A T2202 is a tuition and enrolment certificate issued by eligible Canadian educational institutions. It reports the total eligible tuition fees paid during the calendar year and the number of months the student was enrolled (full-time or part-time). Most schools provide the T2202 through the student portal early in the following year. The eligible tuition amount from the T2202 feeds into Schedule 11, where the student calculates the claim, transfer, and carry-forward amounts. Students studying outside Canada use TL11 forms instead. Not every school fee appears on the T2202 — residence, meal plans, and parking are typically excluded.
Do tuition credits expire in Canada?
Federal unused tuition amounts can generally be carried forward indefinitely, but CRA requires them to be claimed in the first future year the student has tax payable. They cannot be held back strategically for a higher-income year. The carry-forward balance appears on the student's Notice of Assessment and can be verified through CRA My Account. If a student forgets to claim tuition in a previous year, they can request an amendment to the prior return. Provincial carry-forward rules may differ depending on the province and whether it still offers a tuition credit.
Is the tuition tax credit the same as the student loan interest credit?
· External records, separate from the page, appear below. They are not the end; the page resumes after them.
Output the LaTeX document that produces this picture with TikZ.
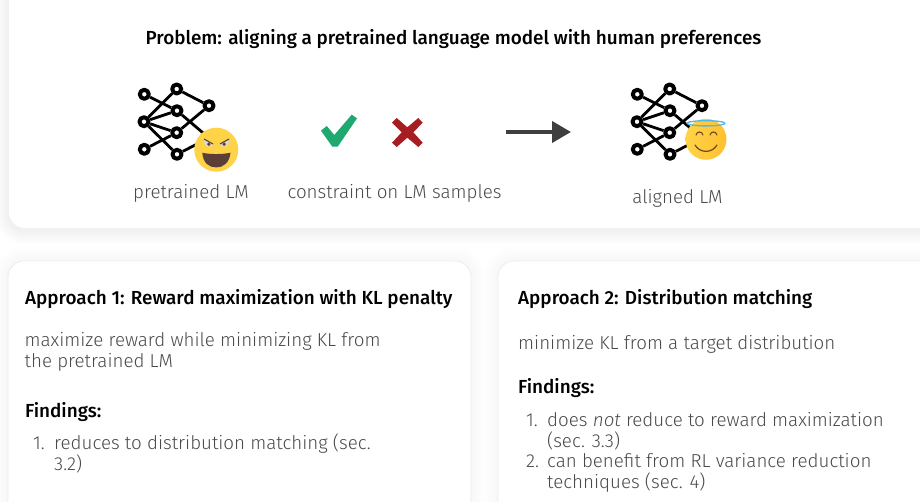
\documentclass[tikz,border=0pt]{standalone}
\usepackage{fontspec}
\setmainfont{Fira Sans Light}[BoldFont={Fira Sans Medium},ItalicFont={Fira Sans Light Italic}]
\usetikzlibrary{arrows.meta}
\definecolor{bodygray}{HTML}{4A4A4A}
\definecolor{cardline}{HTML}{EDEDF0}
\definecolor{shadowblue}{HTML}{C9D0DC}
\definecolor{devilface}{HTML}{FFD348}
\definecolor{devilmouth}{HTML}{5B3F36}
\definecolor{angelface}{HTML}{FFC02E}
\definecolor{angelline}{HTML}{6B4A1E}
\definecolor{checkgreen}{HTML}{1FA86F}
\definecolor{crossred}{HTML}{A61E22}
\definecolor{arrowgray}{HTML}{3F3F3F}
\definecolor{halo}{HTML}{4FB8E8}
\tikzset{
  neuron/.style={circle,draw=black,fill=white,line width=4,minimum size=9,inner sep=0},
  edge/.style={line width=2.8,black},
  heading/.style={anchor=base west,inner sep=0,font=\fontsize{18.9}{21}\selectfont\bfseries,text=black},
  bodytext/.style={anchor=base west,inner sep=0,align=left,font=\fontsize{18.75}{21}\selectfont,text=bodygray},
  card/.style={draw=cardline,fill=white,line width=0.8,rounded corners=16},
}
\begin{document}
\begin{tikzpicture}[x=1pt,y=-1pt,line join=round,>=Stealth]
\useasboundingbox (0,0) rectangle (920,502);
\fill[white] (0,0) rectangle (920,502);
% soft shadow round the cards
\foreach \w in {4,8,...,28}{
  \draw[shadowblue,opacity=0.035,line width=\w,rounded corners=16] (9,-30) rectangle (960,230);
  \draw[shadowblue,opacity=0.012,line width=\w,rounded corners=16] (8,261) rectangle (471,540);
  \draw[shadowblue,opacity=0.012,line width=\w,rounded corners=16] (498,261) rectangle (960,540);
}
\draw[card,draw=none] (9,-30) rectangle (960,228);
\draw[card] (8,261) rectangle (471,540);
\draw[card] (498,261) rectangle (960,540);

\node[heading,anchor=base] (title) at (453.5,45) {Problem: aligning a pretrained language model with human preferences};

% the two networks
\foreach \p/\dx in {u/0,v/493}{
  \begin{scope}[xshift=\dx]
    \coordinate (\p c2) at (209,138);
    \path (144.3,94.3) node[neuron] (\p a1) {} (144,121.7) node[neuron] (\p a2) {} (144.3,149.3) node[neuron] (\p a3) {};
    \path (176.7,89) node[neuron] (\p b1) {} (177,110.7) node[neuron] (\p b2) {} (176.7,132.7) node[neuron] (\p b3) {} (177,154.3) node[neuron] (\p b4) {};
    \node[neuron] (\p c1) at (209,105.7) {};
    \draw[edge] (\p a1)--(\p b2) (\p a2)--(\p b1) (\p a2)--(\p b2) (\p a2)--(\p b3) (\p a2)--(\p b4)
      (\p a3)--(\p b3) (\p b1)--(\p c1) (\p b3)--(\p c1) (\p b2)--(\p c2) (\p b4)--(\p c2);
  \end{scope}
}

% devil face
\node[circle,fill=devilface,minimum size=44,inner sep=0] (devil) at (216.3,149.7) {};
\fill[devilmouth] (202.3,152.7) .. controls (210,154.5) and (222,154.5) .. (230.5,152.7) .. controls (229.5,163) and (223,167.5) .. (216.3,167.5) .. controls (209,167.5) and (203,163) .. (202.3,152.7) -- cycle;
\fill[white!85!black] (204,140) -- (213,144.5) .. controls (212,146.5) and (209,147) .. (207,146.5) .. controls (205,145.5) and (204,143) .. (204,140) -- cycle;
\fill[white!85!black] (229,140) -- (220,144.5) .. controls (221,146.5) and (224,147) .. (226,146.5) .. controls (228,145.5) and (229,143) .. (229,140) -- cycle;
\fill[devilmouth] (208.8,144.2) circle (1.8) (224.2,144.2) circle (1.8);
\draw[devilmouth,line width=1.1] (204,139) -- (213,144) (229,139) -- (220,144);

% angel face
\node[circle,left color=devilface,right color=angelface,minimum size=41,inner sep=0] (angel) at (706,139.3) {};
\draw[angelline,line width=1.1,line cap=round] (696,135) .. controls (697,131) and (702,131) .. (703,135);
\draw[angelline,line width=1.1,line cap=round] (710,135) .. controls (711,131) and (716,131) .. (717,135);
\draw[angelline,line width=1.2,line cap=round] (695,145) .. controls (700,153.5) and (712,153.5) .. (717,145);
\draw[halo,line width=1.3] (706,123.3) ellipse (19 and 2.6);

% constraint marks and arrow
\fill[checkgreen] (321,130.7)--(326.7,126)--(334.3,135)--(351.7,114.7)--(357,118.3)--(337.7,146.7)--(332.3,146.7)--cycle;
\fill[crossred] (392,122.7)--(396.7,118)--(407.3,127.3)--(418.3,118)--(422.7,122.7)--(413.3,132.3)--(422.7,142.7)--(418.3,147)--(407.3,137.7)--(396.7,147)--(392,142.7)--(401.7,132.3)--cycle;
\coordinate (arrstart) at (506,132);
\coordinate (arrend) at (571,132);
\draw[arrowgray,line width=4,-{Triangle[length=19,width=21]}] (arrstart)--(arrend);

\node[bodytext,anchor=base] (pretrained) at (191,199) {pretrained LM};
\node[bodytext,anchor=base] (constraint) at (394.5,199) {constraint on LM samples};
\node[bodytext,anchor=base] (aligned) at (677.5,204) {aligned LM};

% left card
\node[heading] (apone) at (25,305) {Approach 1: Reward maximization with KL penalty};
\node[bodytext] (apone text) at (24.5,367) {maximize reward while minimizing KL from\\the pretrained LM};
\node[heading] (apone find) at (25,417) {Findings:};
\node[bodytext] (aponeitem num) at (33,449) {1.};
\node[bodytext] (aponeitem) at (54,470) {reduces to distribution matching (sec.\\3.2)};

% right card
\node[heading] (aptwo) at (518,305) {Approach 2: Distribution matching};
\node[bodytext] (aptwo text) at (518,349) {minimize KL from a target distribution};
\node[heading] (aptwo find) at (518,393) {Findings:};
\node[bodytext] (aptwoitem num) at (526,426) {1.};
\node[bodytext] (aptwoitem) at (547,447) {does \textit{not} reduce to reward maximization\\(sec. 3.3)};
\node[bodytext] (aptwoitem num b) at (526,467) {2.};
\node[bodytext] (aptwoitem b) at (547,488) {can benefit from RL variance reduction\\techniques (sec. 4)};
\end{tikzpicture}
\end{document}
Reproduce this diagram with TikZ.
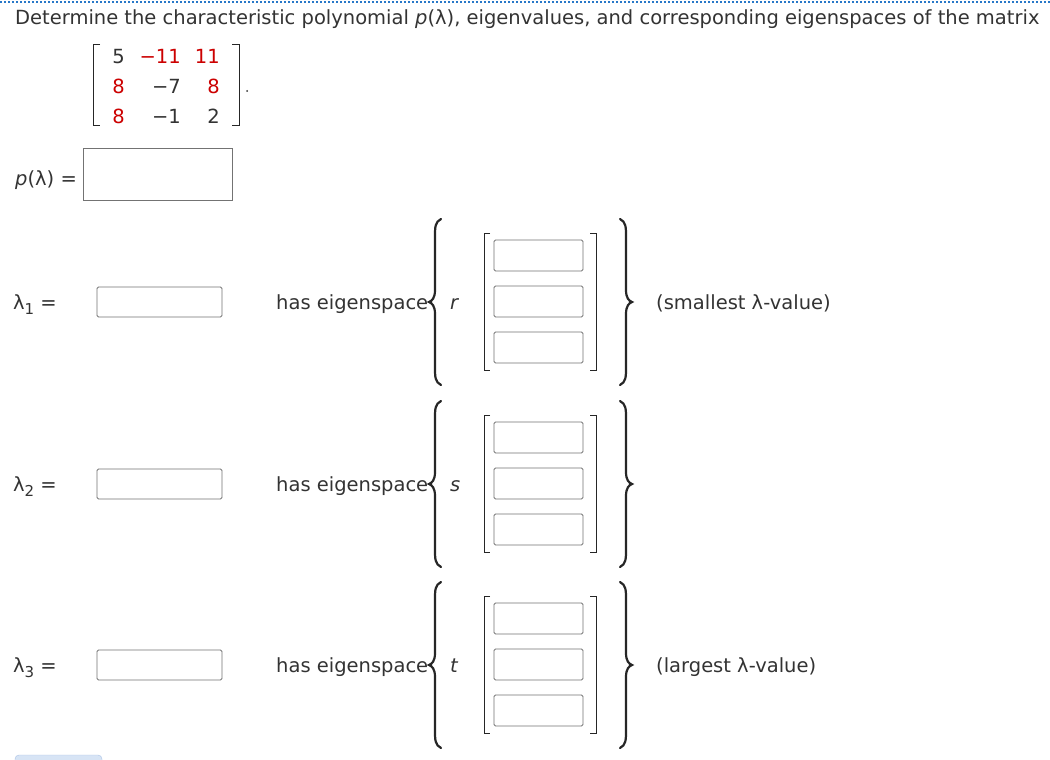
\documentclass[tikz,border=0pt]{standalone}
\usepackage{fontspec}
\setmainfont{DejaVu Sans}
\begin{document}
\begin{tikzpicture}[x=1pt,y=-1pt,
  txt/.style={font=\fontsize{19.5}{22}\selectfont,inner sep=0pt,text=black!80},
  red/.style={txt,text={rgb,255:red,204;green,0;blue,0}},
  inbox/.style={draw=black!55,line width=0.8pt,rounded corners=1.5pt},
  brk/.style={draw=black!85,line width=1pt},
  brace/.style={draw=black!85,line width=2.2pt,line cap=round}]
\useasboundingbox (0,0) rectangle (1050,760);
\fill[white] (0,0) rectangle (1050,760);
\draw[dotted,line width=2pt,color={rgb,255:red,40;green,120;blue,200}] (0,2) -- (1050,2);
\node[txt,anchor=base west] (title) at (15,25) {Determine the characteristic polynomial \textit{p}(λ), eigenvalues, and corresponding eigenspaces of the matrix};
% matrix
\draw[brk] (100,45) -- (93,45) -- (93,125) -- (100,125);
\draw[brk] (232,45) -- (239,45) -- (239,125) -- (232,125);
\node[txt,anchor=base east] (m11) at (125,64) {5};
\node[red,anchor=base east] (m12) at (181,64) {−11};
\node[red,anchor=base east] (m13) at (220,64) {11};
\node[red,anchor=base east] (m21) at (125,94) {8};
\node[txt,anchor=base east] (m22) at (181,94) {−7};
\node[red,anchor=base east] (m23) at (220,94) {8};
\node[red,anchor=base east] (m31) at (125,124) {8};
\node[txt,anchor=base east] (m32) at (181,124) {−1};
\node[txt,anchor=base east] (m33) at (220,124) {2};
\fill[black!80] (247,91) circle (1pt);
% p
\node[txt,anchor=base west] (p) at (15,185) {\textit{p}(λ) =};
\draw[inbox,rounded corners=0pt] (83,148) rectangle (232,200);
% rows
\foreach \c/\lab/\var/\note in {302/1/r/(smallest λ-value),484/2/s/,665/3/t/(largest λ-value)}{
  \node[txt,anchor=base west] at (13,\c+7) {λ\raisebox{-5pt}{\fontsize{15}{16}\selectfont\lab} =};
  \draw[inbox] (97,\c-15) rectangle (222,\c+15);
  \node[txt,anchor=base west] at (276,\c+7) {has eigenspace};
  \node[txt,anchor=base west] at (450,\c+7) {\textit{\var}};
  \node[txt,anchor=base west] at (656,\c+7) {\note};
  % left brace
  \draw[brace] (441,\c-83) .. controls (435,\c-80) and (435,\c-75) .. (435,\c-65) -- (435,\c-12)
     .. controls (435,\c-4) and (432,\c-1) .. (429,\c)
     .. controls (432,\c+1) and (435,\c+4) .. (435,\c+12) -- (435,\c+65)
     .. controls (435,\c+75) and (435,\c+80) .. (441,\c+83);
  % right brace
  \draw[brace] (620,\c-83) .. controls (626,\c-80) and (626,\c-75) .. (626,\c-65) -- (626,\c-12)
     .. controls (626,\c-4) and (629,\c-1) .. (632,\c)
     .. controls (629,\c+1) and (626,\c+4) .. (626,\c+12) -- (626,\c+65)
     .. controls (626,\c+75) and (626,\c+80) .. (620,\c+83);
  % vector brackets
  \draw[brk] (490,\c-69) -- (484,\c-69) -- (484,\c+68) -- (490,\c+68);
  \draw[brk] (590,\c-69) -- (596,\c-69) -- (596,\c+68) -- (590,\c+68);
  \draw[inbox] (494,\c-62) rectangle (583,\c-31);
  \draw[inbox] (494,\c-16) rectangle (583,\c+15);
  \draw[inbox] (494,\c+30) rectangle (583,\c+61);
}
\draw[fill={rgb,255:red,215;green,228;blue,245},draw={rgb,255:red,170;green,195;blue,230},rounded corners=4pt] (15,755) rectangle (102,775);
\end{tikzpicture}
\end{document}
No. The tuition tax credit and the student loan interest credit are separate federal credits with different eligibility rules. The tuition credit applies to eligible tuition fees reported on a T2202 or equivalent certificate. The student loan interest credit applies to interest paid on qualifying government student loans (Canada Student Loans or provincial equivalents). Private loans and lines of credit do not qualify for the interest credit. Both credits are non-refundable. Unused student loan interest can be carried forward up to five years, while unused tuition amounts carry forward without a fixed expiry.